Filosofi yang Arvest anut untuk menyusun portfolio saham adalah dengan berfokus pada perusahaan-perusahaan yang memiliki kinerja yang bertumbuh secara jangka panjang. Namun filosofi ini juga harus mempunyai prinsip-prinsip di dalamnya, dan kami juga menggunakan prinsip-prinsip yang dianut oleh para legend investor, berikut poin-poin pentingnya :
- Hanya memilih saham-saham “beresiko” rendah
Menurut kaum akademis dan pelaku pasar pada umumnya, risiko dipandang sebagai penurunan nilai portfolio akibat penurunan harga saham. Misalkan seseorang membeli saham BUKA seharga 300 rupiah, kemudian mereka menganggap sudah membatasi resiko dengan memasang stop loss di harga 270 rupiah (-10% SL).

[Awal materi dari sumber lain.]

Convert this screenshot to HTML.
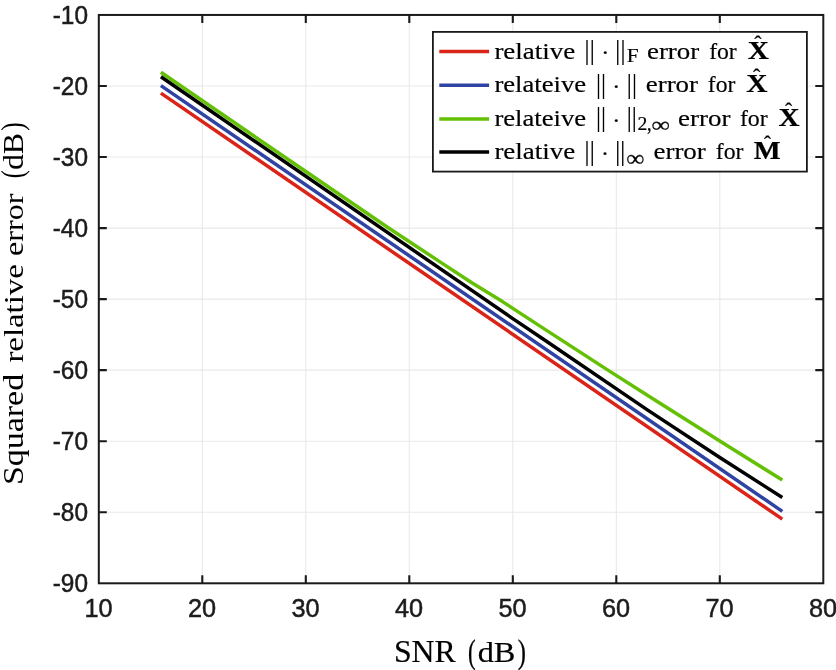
<!DOCTYPE html>
<html lang="en"><head><meta charset="utf-8"><title>Squared relative error vs SNR</title><style>html,body{margin:0;padding:0;background:#fff;overflow:hidden}svg{display:block}.t{font-family:"Liberation Sans",sans-serif;font-size:25.7px;fill:#1c1c1c;stroke:#1c1c1c;stroke-width:0.5px}.s{font-family:"Liberation Serif",serif;fill:#000;stroke:#000;stroke-width:0.18px}</style></head><body>
<svg width="836" height="670" viewBox="0 0 836 670">
<rect x="0" y="0" width="836" height="670" fill="#fff"/>
<path d="M202.30 14.95 V583.3 M305.80 14.95 V583.3 M409.30 14.95 V583.3 M512.80 14.95 V583.3 M616.30 14.95 V583.3 M719.80 14.95 V583.3 M98.8 512.26 H823.3 M98.8 441.21 H823.3 M98.8 370.17 H823.3 M98.8 299.12 H823.3 M98.8 228.08 H823.3 M98.8 157.04 H823.3 M98.8 85.99 H823.3" stroke="#262626" stroke-opacity="0.105" stroke-width="1.1" fill="none"/>
<polyline points="160.90,93.10 782.31,519.15" fill="none" stroke="#da2418" stroke-width="3.5" stroke-linejoin="round"/>
<polyline points="160.90,85.64 782.31,511.33" fill="none" stroke="#2f43a3" stroke-width="3.5" stroke-linejoin="round"/>
<polyline points="160.90,72.28 305.80,171.53 388.60,228.01 440.35,262.11 471.40,282.57 502.45,301.61 543.85,328.61 605.95,368.89 647.35,395.18 719.80,441.00 782.31,480.00" fill="none" stroke="#64c004" stroke-width="3.5" stroke-linejoin="round"/>
<polyline points="160.90,76.69 512.80,318.59 543.85,339.55 647.35,409.88 719.80,457.48 782.31,497.48" fill="none" stroke="#000000" stroke-width="3.5" stroke-linejoin="round"/>
<path d="M202.30 583.3 v-8 M202.30 14.95 v8 M305.80 583.3 v-8 M305.80 14.95 v8 M409.30 583.3 v-8 M409.30 14.95 v8 M512.80 583.3 v-8 M512.80 14.95 v8 M616.30 583.3 v-8 M616.30 14.95 v8 M719.80 583.3 v-8 M719.80 14.95 v8 M98.8 512.26 h8 M823.3 512.26 h-8 M98.8 441.21 h8 M823.3 441.21 h-8 M98.8 370.17 h8 M823.3 370.17 h-8 M98.8 299.12 h8 M823.3 299.12 h-8 M98.8 228.08 h8 M823.3 228.08 h-8 M98.8 157.04 h8 M823.3 157.04 h-8 M98.8 85.99 h8 M823.3 85.99 h-8" stroke="#1a1a1a" stroke-width="2.1" fill="none"/>
<rect x="98.8" y="14.95" width="724.50" height="568.35" fill="none" stroke="#1a1a1a" stroke-width="2"/>
<g class="t">
<text transform="translate(98.60 616.9) scale(0.985 1)" text-anchor="middle">10</text>
<text transform="translate(202.10 616.9) scale(0.985 1)" text-anchor="middle">20</text>
<text transform="translate(305.60 616.9) scale(0.985 1)" text-anchor="middle">30</text>
<text transform="translate(409.10 616.9) scale(0.985 1)" text-anchor="middle">40</text>
<text transform="translate(512.60 616.9) scale(0.985 1)" text-anchor="middle">50</text>
<text transform="translate(616.10 616.9) scale(0.985 1)" text-anchor="middle">60</text>
<text transform="translate(719.60 616.9) scale(0.985 1)" text-anchor="middle">70</text>
<text transform="translate(823.10 616.9) scale(0.985 1)" text-anchor="middle">80</text>
<text transform="translate(88.0 592.40) scale(0.95 1)" text-anchor="end">-90</text>
<text transform="translate(88.0 521.36) scale(0.95 1)" text-anchor="end">-80</text>
<text transform="translate(88.0 450.31) scale(0.95 1)" text-anchor="end">-70</text>
<text transform="translate(88.0 379.27) scale(0.95 1)" text-anchor="end">-60</text>
<text transform="translate(88.0 308.22) scale(0.95 1)" text-anchor="end">-50</text>
<text transform="translate(88.0 237.18) scale(0.95 1)" text-anchor="end">-40</text>
<text transform="translate(88.0 166.14) scale(0.95 1)" text-anchor="end">-30</text>
<text transform="translate(88.0 95.09) scale(0.95 1)" text-anchor="end">-20</text>
<text transform="translate(88.0 24.05) scale(0.95 1)" text-anchor="end">-10</text>
</g>
<g class="s">
<text transform="translate(393.91 662.20) scale(1.0439 1.0000)" font-size="30.5">SNR</text>
<text transform="translate(468.08 662.63) scale(1.1556 1.6380)" font-size="20">(</text>
<text transform="translate(477.69 662.20) scale(1.0789 1.0000)" font-size="30.0">dB</text>
<text transform="translate(517.84 662.63) scale(1.2235 1.6380)" font-size="20">)</text>
<g stroke="none">
<text transform="rotate(-90) translate(-485.02 22.90) scale(1.1693 1.0000)" font-size="29.0">Squared</text>
<text transform="rotate(-90) translate(-362.61 22.90) scale(1.1726 1.0000)" font-size="28.0">relative</text>
<text transform="rotate(-90) translate(-255.90 22.90) scale(1.1463 1.0000)" font-size="28.0">error</text>
<text transform="rotate(-90) translate(-178.34 23.11) scale(1.1911 1.6217)" font-size="20">(</text>
<text transform="rotate(-90) translate(-170.10 22.90) scale(1.0636 1.0000)" font-size="30.0">dB</text>
<text transform="rotate(-90) translate(-130.69 23.11) scale(1.2612 1.6217)" font-size="20">)</text>
</g>
</g>
<rect x="432.9" y="31.9" width="374.0" height="139.7" fill="#fff" stroke="#1a1a1a" stroke-width="1.8"/>
<path d="M439.3 51.4 H489.1" stroke="#da2418" stroke-width="3.5" fill="none"/>
<path d="M439.3 85.2 H489.1" stroke="#2f43a3" stroke-width="3.5" fill="none"/>
<path d="M439.3 118.9 H489.1" stroke="#64c004" stroke-width="3.5" fill="none"/>
<path d="M439.3 151.9 H489.1" stroke="#000000" stroke-width="3.5" fill="none"/>
<g class="s">
<text transform="translate(494.38 58.70) scale(1.1245 1.0000)" font-size="24.0">relative</text>
<text font-size="27.4" stroke="none" x="584.26 589.56" y="58.80">||</text>
<text font-size="24" x="601.20" y="60.45">·</text>
<text font-size="27.4" stroke="none" x="614.96 620.16" y="58.80">||</text>
<text transform="translate(626.87 62.30) scale(1.0667 0.9295)" font-size="20">F</text>
<text transform="translate(646.96 58.70) scale(1.1210 1.0000)" font-size="24.0">error</text>
<text transform="translate(709.13 58.70) scale(0.9857 1.0000)" font-size="24.0">for</text>
<text transform="translate(747.64 58.70) scale(1.4649 1.2267)" font-size="20" font-weight="bold">X</text>
<text transform="translate(754.30 51.55) scale(1.0971 1.1055)" font-size="20">ˆ</text>
<text transform="translate(494.38 92.40) scale(1.1113 1.0000)" font-size="24.0">relateive</text>
<text font-size="27.4" stroke="none" x="595.76 600.76" y="92.50">||</text>
<text font-size="24" x="612.30" y="94.15">·</text>
<text font-size="27.4" stroke="none" x="626.56 631.66" y="92.50">||</text>
<text transform="translate(645.76 92.40) scale(1.1210 1.0000)" font-size="24.0">error</text>
<text transform="translate(707.83 92.40) scale(0.9857 1.0000)" font-size="24.0">for</text>
<text transform="translate(746.24 92.40) scale(1.4720 1.2267)" font-size="20" font-weight="bold">X</text>
<text transform="translate(753.00 85.25) scale(1.0971 1.1055)" font-size="20">ˆ</text>
<text transform="translate(494.38 126.10) scale(1.1113 1.0000)" font-size="24.0">relateive</text>
<text font-size="27.4" stroke="none" x="595.76 600.76" y="126.20">||</text>
<text font-size="24" x="612.30" y="127.85">·</text>
<text font-size="27.4" stroke="none" x="626.46 631.46" y="126.20">||</text>
<text transform="translate(637.49 129.80) scale(0.9837 0.9228)" font-size="20">2</text>
<text transform="translate(647.02 130.07) scale(0.9280 1.1294)" font-size="20">,</text>
<text transform="translate(651.39 132.06) scale(1.2952 1.1008)" font-size="20">∞</text>
<text transform="translate(678.06 126.10) scale(1.1232 1.0000)" font-size="24.0">error</text>
<text transform="translate(739.93 126.10) scale(0.9930 1.0000)" font-size="24.0">for</text>
<text transform="translate(778.44 126.10) scale(1.4578 1.2267)" font-size="20" font-weight="bold">X</text>
<text transform="translate(785.00 118.95) scale(1.0819 1.1345)" font-size="20">ˆ</text>
<text transform="translate(494.38 159.40) scale(1.1245 1.0000)" font-size="24.0">relative</text>
<text font-size="27.4" stroke="none" x="584.26 589.56" y="159.50">||</text>
<text font-size="24" x="601.00" y="161.15">·</text>
<text font-size="27.4" stroke="none" x="615.06 620.06" y="159.50">||</text>
<text transform="translate(626.30 166.02) scale(1.2800 1.1584)" font-size="20">∞</text>
<text transform="translate(653.46 159.40) scale(1.1232 1.0000)" font-size="24.0">error</text>
<text transform="translate(715.73 159.40) scale(0.9894 1.0000)" font-size="24.0">for</text>
<text transform="translate(753.86 159.20) scale(1.4234 1.2343)" font-size="20" font-weight="bold">M</text>
<text transform="translate(763.90 152.05) scale(1.0514 1.1055)" font-size="20">ˆ</text>
</g>
</svg></body></html>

Resiko yang dianut oleh para value investor bukanlah seperti ini, melainkan resiko terhadap perusahaan yang dibeli itu sendiri yang dapat berdampak pada keuntungan jangka panjang.
Sebagai contoh, misalkan kita berbicara sektor perbankan, bank BCA bisa dibilang sebagai bank dengan tingkat resiko terendah jika kita lihat dari aspek CASA (Current Account Saving Account / Dana Murah), dari 100% total Dana Pihak Ketiga BCA, porsi CASA BCA di tahun 2023 mencapai 80%. Artinya, nasabah-nasabah BCA menempatkan uangnya dengan bunga yang sangat amat rendah (tidak sampai 1%) per tahun, sehingga jika saja BCA bisa melempar kredit dengan rate 4% ke atas , sudah memberikan keuntungan 300%.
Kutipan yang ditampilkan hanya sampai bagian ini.